With Pietro's strength on the crank, the basket had already reached the battlements. The slim man and the woman, Louise, got out on opposite sides with the tense hostility of rival dogs. They looked remarkably fit in contrast to Marie, but neither was a person Lamartiere would have chosen to know in peacetime. He supposed that pimps and hard-faced whores sometimes became refugees also.

"Carcassone doesn't fly anything over the Boukasset," Rasile said. Lamartiere blinked in surprise to hear so throaty and pleasant a voice coming from the rat-faced civilian. "If they do, Maury shoots them down. Or de Laburat does it himself."

Marie stepped forward. "Look, you don't belong here!" she said harshly to Lamartiere. "We'll give you water, and you can have food, too.

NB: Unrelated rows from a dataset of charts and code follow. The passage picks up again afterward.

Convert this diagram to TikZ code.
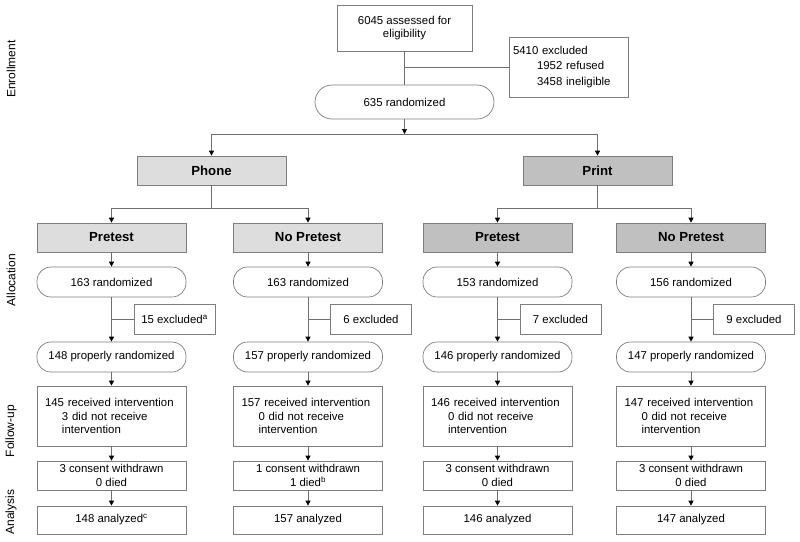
\documentclass[tikz,border=0pt]{standalone}
\usepackage{fontspec}
\setmainfont{Liberation Sans}
\usetikzlibrary{arrows.meta}
\definecolor{bordergray}{RGB}{125,125,125}
\definecolor{linegray}{RGB}{110,110,110}
\definecolor{phonegray}{RGB}{221,221,221}
\definecolor{printgray}{RGB}{192,192,192}
\begin{document}
\begin{tikzpicture}[x=1pt,y=-1pt,
  every node/.style={font=\fontsize{11.4}{13.8}\selectfont, text=black},
  base/.style={draw=bordergray, line width=0.7pt, inner sep=0pt, align=center},
  hdrbox/.style={base, minimum width=149pt, minimum height=29pt, font=\bfseries\fontsize{13.2}{15}\selectfont},
  pill/.style={base, rounded corners=14pt, minimum width=149pt, minimum height=30pt},
  plainbox/.style={base, minimum width=149pt, minimum height=#1},
  exclbox/.style={base, minimum width=81pt, minimum height=30pt},
  sidelabel/.style={rotate=90, font=\fontsize{12}{14}\selectfont},
  conn/.style={draw=linegray, line width=0.7pt},
  arr/.style={conn, -{Triangle[width=5pt,length=5pt,color=black]}}
]
\useasboundingbox (0,0) rectangle (800,541);

% side labels
\node[sidelabel] (labE) at (11,69) {Enrollment};
\node[sidelabel] (labA) at (11,280) {Allocation};
\node[sidelabel] (labF) at (11,431) {Follow-up};
\node[sidelabel] (labN) at (11,512) {Analysis};

% enrollment
\node[plainbox=46pt, minimum width=135pt] (assess) at (404.5,28) {6045 assessed for\\eligibility};
\node[base, minimum width=119pt, minimum height=60pt, text width=111pt, align=left,
      font=\fontsize{11.4}{15.5}\selectfont] (excl0) at (568.5,67)
      {5410 excluded\\\hspace*{24pt}1952 refused\\\hspace*{24pt}3458 ineligible};
\node[pill, minimum width=179pt, minimum height=34pt, rounded corners=17pt] (rand0) at (404.5,102) {635 randomized};
\coordinate (split0) at (404.5,134);

\node[hdrbox, fill=phonegray] (phone) at (211.5,170.5) {Phone};
\node[hdrbox, fill=printgray] (print) at (597.5,170.5) {Print};
\coordinate (splitP) at (211.5,208);
\coordinate (splitR) at (597.5,208);

\draw[conn] (assess) -- (rand0);
\draw[conn] (assess.south |- excl0.west) -- (excl0.west);
\draw[arr] (rand0) -- (split0);
\draw[arr] (split0) -| (phone);
\draw[arr] (split0) -| (print);
\draw[conn] (phone) -- (splitP);
\draw[conn] (print) -- (splitR);

\foreach \i/\c/\hd/\fc/\nr/\nx/\np/\rv/\dn/\cw/\died/\an in {
  1/111.5/Pretest/phonegray/163/15 excluded\textsuperscript{a}/148/145/3/3/0 died/148 analyzed\textsuperscript{c},
  2/308/No Pretest/phonegray/163/6 excluded/157/157/0/1/1 died\textsuperscript{b}/157 analyzed,
  3/497.5/Pretest/printgray/153/7 excluded/146/146/0/3/0 died/146 analyzed,
  4/691/No Pretest/printgray/156/9 excluded/147/147/0/3/0 died/147 analyzed}{
  \node[hdrbox, fill=\fc] (hd\i) at (\c,237.5) {\hd};
  \node[pill] (rn\i) at (\c,282) {\nr{} randomized};
  \node[exclbox] (ex\i) at (\c+63,319) {\nx};
  \node[pill] (pr\i) at (\c,357) {\np{} properly randomized};
  \node[base, minimum width=149pt, minimum height=60pt, text width=133pt, align=left] (rc\i) at (\c,416)
    {\rv{} received intervention\\\hspace*{17pt}\dn{} did not receive\\\hspace*{17pt}intervention};
  \node[plainbox=29pt, font=\fontsize{11.4}{14.5}\selectfont] (cs\i) at (\c,475.5) {\cw{} consent withdrawn\\\died};
  \node[plainbox=28pt] (an\i) at (\c,520) {\an};
  \draw[arr] (hd\i) -- (rn\i);
  \draw[arr] (rn\i) -- (pr\i);
  \draw[conn] (rn\i.south |- ex\i.west) -- (ex\i.west);
  \draw[arr] (pr\i) -- (rc\i);
  \draw[arr] (rc\i) -- (cs\i);
  \draw[arr] (cs\i) -- (an\i);
}
\draw[arr] (splitP) -| (hd1);
\draw[arr] (splitP) -| (hd2);
\draw[arr] (splitR) -| (hd3);
\draw[arr] (splitR) -| (hd4);
\end{tikzpicture}
\end{document}
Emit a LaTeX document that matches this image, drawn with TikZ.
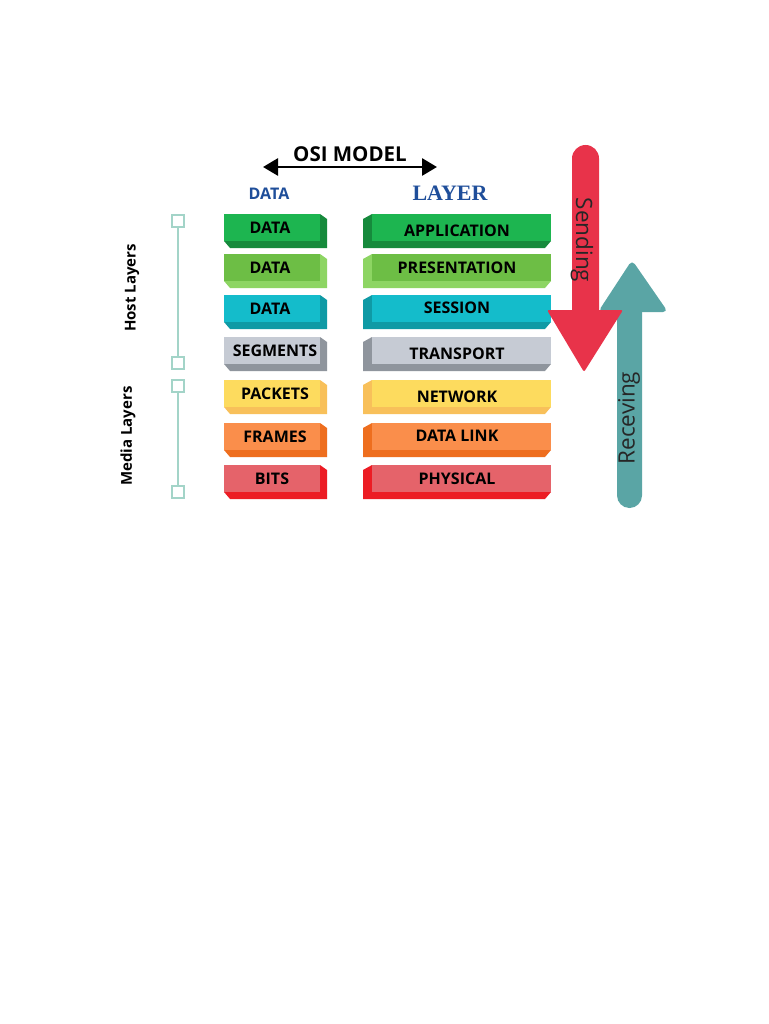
\documentclass[tikz,border=0pt]{standalone}
\usepackage{fontspec}
\setmainfont{Open Sans}
\newfontfamily\layerfont{Liberation Serif}
\usetikzlibrary{arrows.meta}

\definecolor{rowA}{HTML}{1DB550}
\definecolor{rowAb}{HTML}{168A3C}
\definecolor{rowB}{HTML}{6DBE45}
\definecolor{rowBb}{HTML}{8DD563}
\definecolor{rowC}{HTML}{14BCCB}
\definecolor{rowCb}{HTML}{0F9AA5}
\definecolor{rowD}{HTML}{C6CBD4}
\definecolor{rowDb}{HTML}{8F959D}
\definecolor{rowE}{HTML}{FDDB5E}
\definecolor{rowEb}{HTML}{F8C05A}
\definecolor{rowF}{HTML}{FA8E4B}
\definecolor{rowFb}{HTML}{EE6E1E}
\definecolor{rowG}{HTML}{E5636A}
\definecolor{rowGb}{HTML}{EC1C24}
\definecolor{headblue}{HTML}{1F4E9A}
\definecolor{brackc}{HTML}{A3D4C8}
\definecolor{sendred}{HTML}{E8334A}
\definecolor{recvteal}{HTML}{5AA5A5}

\tikzset{
  lbl/.style={font=\bfseries\fontsize{16}{16}\selectfont, text=black, inner sep=0pt},
  sidelbl/.style={font=\bfseries\fontsize{15}{15}\selectfont, inner sep=0pt, rotate=90},
  sideline/.style={draw=brackc, line width=1.8pt},
  tick/.style={draw=brackc, fill=white, line width=1.8pt, minimum size=12pt, inner sep=0pt},
  arrowlbl/.style={font=\fontsize{22.5}{22.5}\selectfont, text=black!85, inner sep=0pt}
}

\begin{document}
\begin{tikzpicture}[x=1pt, y=-1pt]
  \useasboundingbox[fill=white] (0,0) rectangle (768,1024);

  % Title and headings
  \node[font=\bfseries\fontsize{20.5}{21}\selectfont] (title) at (350,154) {OSI MODEL};
  \coordinate (modelL) at (263,167);
  \coordinate (modelR) at (437,167);
  \draw[line width=2.8pt, {Triangle[length=15pt,width=17pt]}-{Triangle[length=15pt,width=17pt]}]
    (modelL) -- (modelR);

  \node[font=\bfseries\fontsize{16}{16}\selectfont, text=headblue] (datahead) at (269,194) {DATA};
  \node[font=\layerfont\bfseries\fontsize{22}{22}\selectfont, text=headblue] (layerhead) at (450,193) {LAYER};

  % Rows of boxes
  \foreach \t/\fc/\bc/\ltxt/\lx/\rtxt/\ry [count=\i] in {
      214/rowA/rowAb/DATA/270/APPLICATION/17,
      254/rowB/rowBb/DATA/270/PRESENTATION/14,
      295/rowC/rowCb/DATA/270/SESSION/13,
      337/rowD/rowDb/SEGMENTS/275/TRANSPORT/17,
      380/rowE/rowEb/PACKETS/275/NETWORK/17,
      423/rowF/rowFb/FRAMES/275/DATA LINK/13,
      465/rowG/rowGb/BITS/272/PHYSICAL/14} {
    % data box
    \fill[\bc] (224,\t+27) -- (230,\t+34) -- (327,\t+34) -- (327,\t+5) -- (320,\t) -- cycle;
    \fill[\fc] (224,\t) rectangle (320,\t+27);
    \node[lbl] (data\i) at (\lx,\t+14) {\ltxt};
    % layer box
    \fill[\bc] (372,\t) -- (363,\t+5) -- (363,\t+34) -- (545,\t+34) -- (551,\t+27) -- cycle;
    \fill[\fc] (372,\t) rectangle (551,\t+27);
    \node[lbl] (layer\i) at (457,\t+\ry) {\rtxt};
  }

  % Host and media brackets
  \node[tick] (hosttop) at (178,221) {};
  \node[tick] (hostbot) at (178,363) {};
  \node[tick] (mediatop) at (178,386) {};
  \node[tick] (mediabot) at (178,492) {};
  \draw[sideline] (hosttop) -- (hostbot);
  \draw[sideline] (mediatop) -- (mediabot);

  \node[sidelbl] (host) at (132,288) {Host Layers};
  \node[sidelbl] (media) at (128,436) {Media Layers};

  % Receiving arrow
  \fill[recvteal, rounded corners=12.5pt] (617,290) rectangle (642,508);
  \fill[recvteal, rounded corners=5pt] (598,312) -- (632,260) -- (668,312) -- cycle;
  \node[arrowlbl, rotate=90] (recv) at (629,418) {Receving};

  % Sending arrow
  \fill[sendred, rounded corners=13.5pt] (572,145) rectangle (599,330);
  \fill[sendred, rounded corners=2pt] (547,310) -- (623,310) -- (584,372) -- cycle;
  \node[arrowlbl, rotate=-90] (send) at (582,240) {Sending};

\end{tikzpicture}
\end{document}
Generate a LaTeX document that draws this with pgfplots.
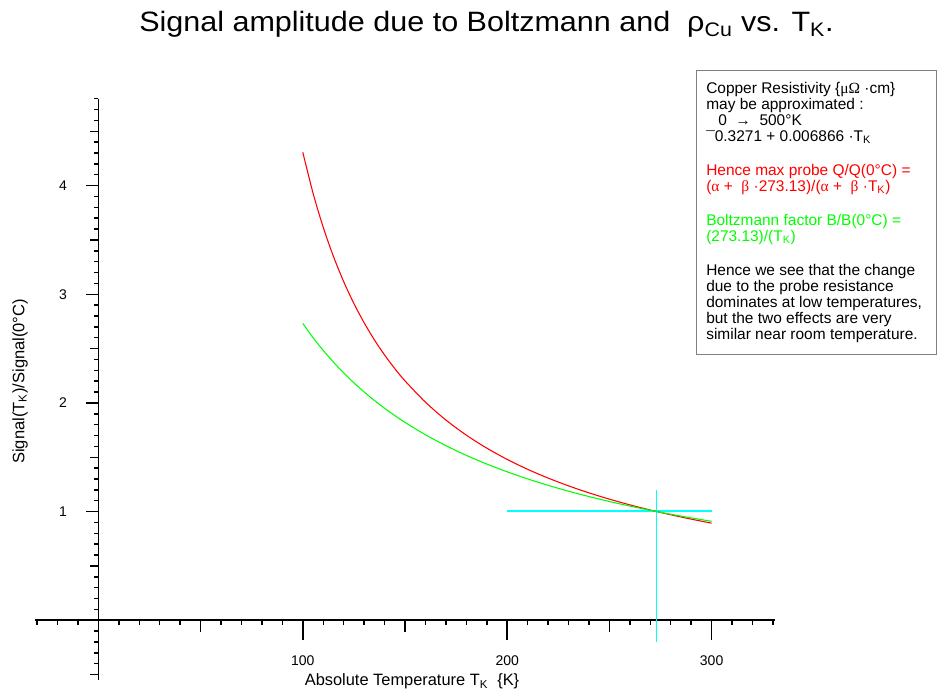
\documentclass[border=0pt]{standalone}
\usepackage{pgfplots}
\pgfplotsset{compat=1.18}
\usepackage{fontspec}
\setmainfont{Liberation Sans}
\newfontfamily\symfont{Liberation Serif}
\usetikzlibrary{calc}
\definecolor{cyanl}{RGB}{0,255,255}
\definecolor{redl}{RGB}{255,0,0}
\definecolor{greenl}{RGB}{0,255,0}
\begin{document}
\begin{tikzpicture}
\begin{axis}[name=ax,
  scale only axis, width=555pt, height=436pt,
  xmin=-31, xmax=331, ymin=-0.55, ymax=4.8,
  axis lines=middle, axis line style={-, line width=1.2pt},
  tick align=outside,
  tick style={black, line width=1.1pt},
  major tick length=9pt, minor tick length=3.4pt,
  xtick={50,150,250}, xticklabels={{},{},{}},
  minor xtick={-30,-20,...,330},
  extra x ticks={100,200,300}, extra x tick labels={100,200,300},
  extra x tick style={major tick length=15pt, tick align=outside},
  ytick={1,2,3,4},
  minor ytick={-0.5,-0.4,...,4.8},
  extra y ticks={-0.5,0.5,1.5,2.5,3.5,4.5}, extra y tick labels={},
  extra y tick style={major tick length=6pt, tick align=outside},
  /pgf/number format/assume math mode=true,
  tick label style={font=\fontsize{10.5}{12}\selectfont},
  xticklabel style={yshift=-8pt},
  yticklabel style={xshift=-11pt},
  clip=false,
]
\addplot[draw=cyanl, line width=1.6pt] coordinates {(200,1.002)(300,1.002)};
\addplot[draw=cyanl, line width=1pt] coordinates {(273.13,-0.2)(273.13,1.2)};
\addplot[redl, line width=0.8pt, smooth] coordinates {
(100,4.3066)(105,3.9312)(110,3.6160)(115,3.3476)(120,3.1163)(125,2.9148)(130,2.7379)(135,2.5812)(140,2.4414)(145,2.3161)(150,2.2029)(160,2.0069)(170,1.8428)(180,1.7036)(190,1.5839)(200,1.4800)(210,1.3888)(220,1.3083)(230,1.2365)(240,1.1722)(250,1.1143)(260,1.0618)(270,1.0141)(280,0.9704)(290,0.9304)(300,0.8935)};
\addplot[greenl, line width=0.8pt, smooth] coordinates {
(100,2.7313)(105,2.6012)(110,2.4830)(115,2.3750)(120,2.2761)(125,2.1850)(130,2.1010)(135,2.0232)(140,1.9509)(145,1.8837)(150,1.8209)(160,1.7071)(170,1.6066)(180,1.5174)(190,1.4375)(200,1.3657)(210,1.3006)(220,1.2415)(230,1.1875)(240,1.1380)(250,1.0925)(260,1.0505)(270,1.0116)(280,0.9755)(290,0.9418)(300,0.9104)};
\end{axis}
\coordinate (O) at (ax.south west);
\node[anchor=base, xscale=1.09, font=\fontsize{21}{24}\selectfont] at ($(O)+(338.6pt,486pt)$) {Signal amplitude due to Boltzmann and \ ρ\textsubscript{Cu} vs. T\textsubscript{K}.};
\node[anchor=base, font=\fontsize{12.3}{14}\selectfont] at ($(O)+(282.75pt,-4.5pt)$) {Absolute Temperature T\textsubscript{K} \ \{K\}};
\node[font=\fontsize{12.4}{14}\selectfont, rotate=90] at ($(O)+(-11.25pt,224pt)$) {Signal(T\textsubscript{K})/Signal(0°C)};
\draw[gray, line width=0.6pt] ($(O)+(495.75pt,457.5pt)$) rectangle ($(O)+(675.75pt,244.5pt)$);
\node[anchor=north west, inner sep=0pt, align=left, font=\fontsize{11.6}{12}\selectfont] at ($(O)+(503.25pt,448.5pt)$) {%
Copper Resistivity \{{\symfont μΩ} ·cm\}\\
may be approximated :\\
\hspace*{9pt}0 \ → \ 500°K\\
\raisebox{-1pt}{¯}0.3271 + 0.006866 ·T\textsubscript{K}\\[13.5pt]
\textcolor{redl}{Hence max probe Q/Q(0°C) =}\\
\textcolor{redl}{({\symfont α} + \ {\symfont β} ·273.13)/({\symfont α} + \ {\symfont β} ·T\textsubscript{K})}\\[13.5pt]
\textcolor{greenl}{Boltzmann factor B/B(0°C) =}\\
\textcolor{greenl}{(273.13)/(T\textsubscript{K})}\\[13.5pt]
Hence we see that the change\\
due to the probe resistance\\
dominates at low temperatures,\\
but the two effects are very\\
similar near room temperature.};
\pgfresetboundingbox
\path[use as bounding box] ($(O)+(-26.25pt,-12pt)$) rectangle ($(O)+(681pt,510pt)$);
\end{tikzpicture}
\end{document}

I suppose you'll like the taste even better because you're snatching it out of the mouths of widows and orphans, won't you? But take your tank and your war away from us—or die, that would be fine. That would be even better!"

"Marie," Father Blenis said. His tone was sharper than Lamartiere had heard from him previously, though it was still mild after the rasping anger of the others who'd been speaking. "Mr. Lamartiere has come as a distressed traveler. You can see how tired he is. The Blessed Catherine has never turned such folk away in the past, as you well know."

"He's a soldier!" she said. "He came in a tank!"

"We won't let him bring weapons within the walls," Blenis replied. With the gentle humor Lamartiere was learning to recognize, he added, "Especially his tank. But he and his companion are welcome to the hospitality we offer to anyone passing by."